1886. — À MADAME DE CHAMPBONIN.
De Lunéville.

Le désir d’aller vous surprendre au Champbonin, madame, du moins l’espérance que j’en avais m’empêche depuis longtemps d’avoir l’honneur de vous écrire. J’ai toujours compté partir de jour en jour, et quitter la cour de Lorraine pour aller goûter auprès de vous les charmes de l’amitié et de cette vie que vous m’avez fait aimer. Je n’attends plus qu’une lettre de votre amie Mme du Châtelet, et de Mme de Roncières, pour partir. Permettez-donc, madame, que je vous adresse celle-ci, que j’écris à Mme de Roncières, et que je vous supplie de lui faire tenir par un exprès, afin qu’une réponse prompte me mette en état d’aller bientôt vous faire ma cour. Une des plus agréables nouvelles que je puisse jamais recevoir serait que votre fortune fût un peu augmentée : il me semble que c’est la seule chose qu’on puisse vous désirer. Pardonnez ce petit mouvement, qui est peut-être d’indiscrétion, au tendre attachement que je vous ai voué pour jamais. Quand on aime véritablement, on se passe hardiment des choses dont on ne dit mot au reste du monde. Nous attendons tous les jours ici une bataille[1] gagnée ou perdue. Il y a ordre aux portes de ne point laisser passer des courriers extraordinaires. Cet ordre fait penser qu’on veut donner le temps au courrier de l’armée de porter la nouvelle. D’ailleurs on sait ici très-peu de chose de la façon dont les armées sont postées. Le lansquenet et l’amour occupent cette petite cour.
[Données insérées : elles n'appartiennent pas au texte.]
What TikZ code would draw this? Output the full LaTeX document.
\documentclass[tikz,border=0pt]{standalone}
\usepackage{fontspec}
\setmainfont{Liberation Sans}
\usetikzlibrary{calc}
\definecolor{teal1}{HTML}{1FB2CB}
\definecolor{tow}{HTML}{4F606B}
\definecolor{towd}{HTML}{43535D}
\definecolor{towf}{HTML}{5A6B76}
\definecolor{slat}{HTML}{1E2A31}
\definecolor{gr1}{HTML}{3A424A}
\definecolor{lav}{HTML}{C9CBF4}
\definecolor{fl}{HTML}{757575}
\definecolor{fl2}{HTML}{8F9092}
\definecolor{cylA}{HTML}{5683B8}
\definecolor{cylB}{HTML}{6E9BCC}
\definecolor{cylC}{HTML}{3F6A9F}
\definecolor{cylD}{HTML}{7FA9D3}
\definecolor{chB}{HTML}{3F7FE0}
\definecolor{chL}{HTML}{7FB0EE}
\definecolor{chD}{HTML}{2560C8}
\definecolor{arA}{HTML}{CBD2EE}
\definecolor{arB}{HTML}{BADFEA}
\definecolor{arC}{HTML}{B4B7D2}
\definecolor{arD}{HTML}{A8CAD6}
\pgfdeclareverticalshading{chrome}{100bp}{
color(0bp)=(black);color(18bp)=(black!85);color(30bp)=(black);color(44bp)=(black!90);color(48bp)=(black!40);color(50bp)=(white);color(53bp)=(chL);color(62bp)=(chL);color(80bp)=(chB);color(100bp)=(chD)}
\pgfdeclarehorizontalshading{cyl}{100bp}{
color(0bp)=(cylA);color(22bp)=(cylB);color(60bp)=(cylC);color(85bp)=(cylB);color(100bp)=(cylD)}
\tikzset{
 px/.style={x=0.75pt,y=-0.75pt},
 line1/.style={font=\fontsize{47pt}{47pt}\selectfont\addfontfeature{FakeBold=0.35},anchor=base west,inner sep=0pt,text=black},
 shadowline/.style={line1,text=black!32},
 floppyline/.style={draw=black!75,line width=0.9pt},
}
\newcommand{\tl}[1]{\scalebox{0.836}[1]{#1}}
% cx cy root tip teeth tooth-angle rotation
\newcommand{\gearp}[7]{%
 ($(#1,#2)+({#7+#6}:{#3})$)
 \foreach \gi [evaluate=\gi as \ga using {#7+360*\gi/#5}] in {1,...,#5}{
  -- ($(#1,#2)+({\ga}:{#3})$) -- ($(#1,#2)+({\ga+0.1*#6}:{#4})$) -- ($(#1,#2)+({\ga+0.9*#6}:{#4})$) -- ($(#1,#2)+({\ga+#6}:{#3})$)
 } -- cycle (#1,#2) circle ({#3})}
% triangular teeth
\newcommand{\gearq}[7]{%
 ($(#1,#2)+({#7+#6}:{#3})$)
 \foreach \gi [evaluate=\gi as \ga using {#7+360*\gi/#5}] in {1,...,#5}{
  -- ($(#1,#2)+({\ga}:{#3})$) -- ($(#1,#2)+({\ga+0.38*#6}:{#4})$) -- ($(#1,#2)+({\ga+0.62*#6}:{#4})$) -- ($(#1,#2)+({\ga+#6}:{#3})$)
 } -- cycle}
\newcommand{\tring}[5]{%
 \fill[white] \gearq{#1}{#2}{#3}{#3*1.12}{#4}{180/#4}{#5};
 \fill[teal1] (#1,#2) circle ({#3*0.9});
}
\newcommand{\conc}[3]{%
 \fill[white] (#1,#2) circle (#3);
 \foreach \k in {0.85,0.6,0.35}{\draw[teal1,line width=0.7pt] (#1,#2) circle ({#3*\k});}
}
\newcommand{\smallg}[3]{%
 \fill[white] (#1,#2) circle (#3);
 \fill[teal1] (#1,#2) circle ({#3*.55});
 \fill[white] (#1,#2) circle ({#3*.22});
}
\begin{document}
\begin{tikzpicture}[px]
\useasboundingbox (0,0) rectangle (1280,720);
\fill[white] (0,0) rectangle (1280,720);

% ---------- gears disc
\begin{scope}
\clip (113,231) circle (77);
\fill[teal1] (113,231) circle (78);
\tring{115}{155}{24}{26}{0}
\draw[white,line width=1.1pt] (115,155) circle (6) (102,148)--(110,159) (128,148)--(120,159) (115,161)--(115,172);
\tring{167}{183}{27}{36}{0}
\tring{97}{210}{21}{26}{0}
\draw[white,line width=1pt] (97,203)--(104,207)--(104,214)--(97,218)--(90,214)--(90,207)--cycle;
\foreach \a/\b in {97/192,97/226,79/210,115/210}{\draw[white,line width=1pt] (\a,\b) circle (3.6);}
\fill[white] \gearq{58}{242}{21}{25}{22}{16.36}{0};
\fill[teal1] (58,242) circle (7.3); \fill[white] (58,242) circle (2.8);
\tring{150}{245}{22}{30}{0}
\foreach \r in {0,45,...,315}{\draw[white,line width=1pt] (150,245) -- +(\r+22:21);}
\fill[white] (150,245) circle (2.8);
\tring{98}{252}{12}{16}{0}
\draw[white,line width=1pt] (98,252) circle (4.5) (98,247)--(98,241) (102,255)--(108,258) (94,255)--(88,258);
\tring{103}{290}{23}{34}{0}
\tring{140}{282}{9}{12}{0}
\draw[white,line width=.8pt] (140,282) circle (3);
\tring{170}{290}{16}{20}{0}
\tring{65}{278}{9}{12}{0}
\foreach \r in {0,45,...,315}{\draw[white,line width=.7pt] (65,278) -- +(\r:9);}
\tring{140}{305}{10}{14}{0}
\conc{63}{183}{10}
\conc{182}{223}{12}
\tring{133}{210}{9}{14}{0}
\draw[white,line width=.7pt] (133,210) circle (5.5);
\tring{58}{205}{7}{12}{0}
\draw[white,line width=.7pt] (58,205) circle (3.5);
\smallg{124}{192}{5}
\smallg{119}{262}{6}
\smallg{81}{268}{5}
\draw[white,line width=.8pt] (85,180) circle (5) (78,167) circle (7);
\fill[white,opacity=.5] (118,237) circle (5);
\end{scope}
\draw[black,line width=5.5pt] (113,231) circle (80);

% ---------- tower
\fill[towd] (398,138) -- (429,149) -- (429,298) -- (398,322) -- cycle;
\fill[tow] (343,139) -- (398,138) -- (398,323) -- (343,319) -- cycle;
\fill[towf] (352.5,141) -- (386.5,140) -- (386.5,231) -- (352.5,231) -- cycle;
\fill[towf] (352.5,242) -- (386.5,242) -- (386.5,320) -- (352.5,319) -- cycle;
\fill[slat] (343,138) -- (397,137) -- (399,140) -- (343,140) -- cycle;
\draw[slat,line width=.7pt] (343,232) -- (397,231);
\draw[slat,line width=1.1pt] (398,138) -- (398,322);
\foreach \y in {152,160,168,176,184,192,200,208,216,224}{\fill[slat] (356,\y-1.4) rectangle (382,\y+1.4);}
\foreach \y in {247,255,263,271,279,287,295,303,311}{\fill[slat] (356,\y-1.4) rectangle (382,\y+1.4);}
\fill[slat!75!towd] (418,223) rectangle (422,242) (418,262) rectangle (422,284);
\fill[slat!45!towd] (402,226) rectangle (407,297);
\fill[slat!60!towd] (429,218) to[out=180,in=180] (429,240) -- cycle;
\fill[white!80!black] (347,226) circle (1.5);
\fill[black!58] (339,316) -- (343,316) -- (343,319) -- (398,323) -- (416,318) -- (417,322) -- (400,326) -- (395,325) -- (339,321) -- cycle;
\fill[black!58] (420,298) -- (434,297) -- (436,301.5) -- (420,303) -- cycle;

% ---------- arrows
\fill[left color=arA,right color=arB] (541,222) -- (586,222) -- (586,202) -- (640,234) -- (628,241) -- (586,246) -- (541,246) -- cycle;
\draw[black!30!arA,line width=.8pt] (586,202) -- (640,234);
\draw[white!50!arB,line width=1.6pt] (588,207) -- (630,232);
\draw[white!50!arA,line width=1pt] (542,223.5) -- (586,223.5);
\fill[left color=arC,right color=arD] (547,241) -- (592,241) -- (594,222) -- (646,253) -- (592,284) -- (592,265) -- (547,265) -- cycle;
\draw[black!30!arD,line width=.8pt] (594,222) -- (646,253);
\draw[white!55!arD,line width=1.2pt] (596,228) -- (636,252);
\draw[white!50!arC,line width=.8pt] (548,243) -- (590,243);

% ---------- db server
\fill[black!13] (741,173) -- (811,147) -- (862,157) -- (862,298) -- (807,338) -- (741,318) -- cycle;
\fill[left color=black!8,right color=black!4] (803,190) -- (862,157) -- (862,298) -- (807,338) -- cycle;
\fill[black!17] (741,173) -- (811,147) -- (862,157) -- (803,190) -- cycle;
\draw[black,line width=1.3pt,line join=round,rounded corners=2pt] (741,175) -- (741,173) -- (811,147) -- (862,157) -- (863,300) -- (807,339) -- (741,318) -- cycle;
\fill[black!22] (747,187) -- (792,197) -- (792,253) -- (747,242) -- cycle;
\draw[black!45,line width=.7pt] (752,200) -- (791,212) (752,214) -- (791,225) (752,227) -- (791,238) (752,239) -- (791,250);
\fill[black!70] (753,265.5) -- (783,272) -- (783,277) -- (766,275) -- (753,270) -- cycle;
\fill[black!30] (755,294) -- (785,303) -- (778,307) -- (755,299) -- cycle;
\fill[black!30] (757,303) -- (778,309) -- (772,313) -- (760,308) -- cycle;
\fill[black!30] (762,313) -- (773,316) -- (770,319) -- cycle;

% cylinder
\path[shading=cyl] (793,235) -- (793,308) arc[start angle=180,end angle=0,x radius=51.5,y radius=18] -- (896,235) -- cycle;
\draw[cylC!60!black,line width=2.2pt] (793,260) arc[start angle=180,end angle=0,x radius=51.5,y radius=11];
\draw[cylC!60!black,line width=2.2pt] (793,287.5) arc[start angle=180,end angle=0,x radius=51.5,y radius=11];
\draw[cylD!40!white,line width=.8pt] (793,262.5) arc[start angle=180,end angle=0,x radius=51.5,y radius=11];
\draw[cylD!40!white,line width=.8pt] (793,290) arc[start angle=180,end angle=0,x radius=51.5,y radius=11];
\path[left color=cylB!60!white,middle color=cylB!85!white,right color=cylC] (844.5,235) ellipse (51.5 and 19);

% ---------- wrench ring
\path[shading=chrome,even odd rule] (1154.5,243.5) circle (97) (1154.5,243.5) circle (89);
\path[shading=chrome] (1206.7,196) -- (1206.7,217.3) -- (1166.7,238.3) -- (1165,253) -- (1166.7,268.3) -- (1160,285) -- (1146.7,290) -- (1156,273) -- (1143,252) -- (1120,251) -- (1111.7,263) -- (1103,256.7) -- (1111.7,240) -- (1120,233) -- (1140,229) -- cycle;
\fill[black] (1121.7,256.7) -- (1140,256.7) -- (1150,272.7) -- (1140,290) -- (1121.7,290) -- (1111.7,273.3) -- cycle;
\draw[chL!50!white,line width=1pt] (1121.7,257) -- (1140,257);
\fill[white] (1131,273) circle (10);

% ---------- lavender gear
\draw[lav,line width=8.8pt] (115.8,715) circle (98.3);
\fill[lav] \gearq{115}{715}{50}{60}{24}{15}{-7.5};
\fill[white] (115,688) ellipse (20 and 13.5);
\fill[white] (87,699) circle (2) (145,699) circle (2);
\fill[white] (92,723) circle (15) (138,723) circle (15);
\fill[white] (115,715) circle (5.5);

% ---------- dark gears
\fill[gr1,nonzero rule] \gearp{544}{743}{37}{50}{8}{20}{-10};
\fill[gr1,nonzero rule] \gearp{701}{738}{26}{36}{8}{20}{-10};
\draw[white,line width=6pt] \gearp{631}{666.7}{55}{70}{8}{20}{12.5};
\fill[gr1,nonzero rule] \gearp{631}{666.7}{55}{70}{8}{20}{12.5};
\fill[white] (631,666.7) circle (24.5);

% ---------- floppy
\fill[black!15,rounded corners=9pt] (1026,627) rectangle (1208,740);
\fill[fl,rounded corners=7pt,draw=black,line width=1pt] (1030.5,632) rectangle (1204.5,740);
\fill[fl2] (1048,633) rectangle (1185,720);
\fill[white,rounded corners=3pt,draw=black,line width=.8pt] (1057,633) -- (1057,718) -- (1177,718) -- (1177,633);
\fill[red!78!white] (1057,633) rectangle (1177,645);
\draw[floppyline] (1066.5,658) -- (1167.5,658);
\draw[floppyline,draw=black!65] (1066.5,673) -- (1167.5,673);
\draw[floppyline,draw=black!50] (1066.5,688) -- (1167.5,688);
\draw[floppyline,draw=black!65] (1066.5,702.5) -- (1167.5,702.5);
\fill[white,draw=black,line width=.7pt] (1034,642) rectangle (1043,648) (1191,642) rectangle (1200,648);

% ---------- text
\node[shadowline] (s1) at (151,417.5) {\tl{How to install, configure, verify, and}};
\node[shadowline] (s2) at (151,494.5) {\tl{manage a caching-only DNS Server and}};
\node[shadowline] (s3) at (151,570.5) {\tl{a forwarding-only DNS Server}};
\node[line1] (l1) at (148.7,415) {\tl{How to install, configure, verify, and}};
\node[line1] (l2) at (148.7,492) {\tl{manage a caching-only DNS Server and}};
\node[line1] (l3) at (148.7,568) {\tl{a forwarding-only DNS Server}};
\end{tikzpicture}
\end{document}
Pour moi, quand la tendre amitié m’occupera au Champbonin, je serai bien content de mon sort. Comptez, madame, pour toute ma vie, sur mon tendre et respectueux attachement.

  1. Les hostilités ayant cessé immédiatement après l’entrée des Français à Maestricht, Voltaire dit avec raison, dans sa lettre du 10 juin 1748 à d’Argental : Tout est tranquille dans l’Europe. C’est une preuve que la lettre ci-dessus est du troisième ou quatrième mois de 1748, et non du dernier. (Cl.)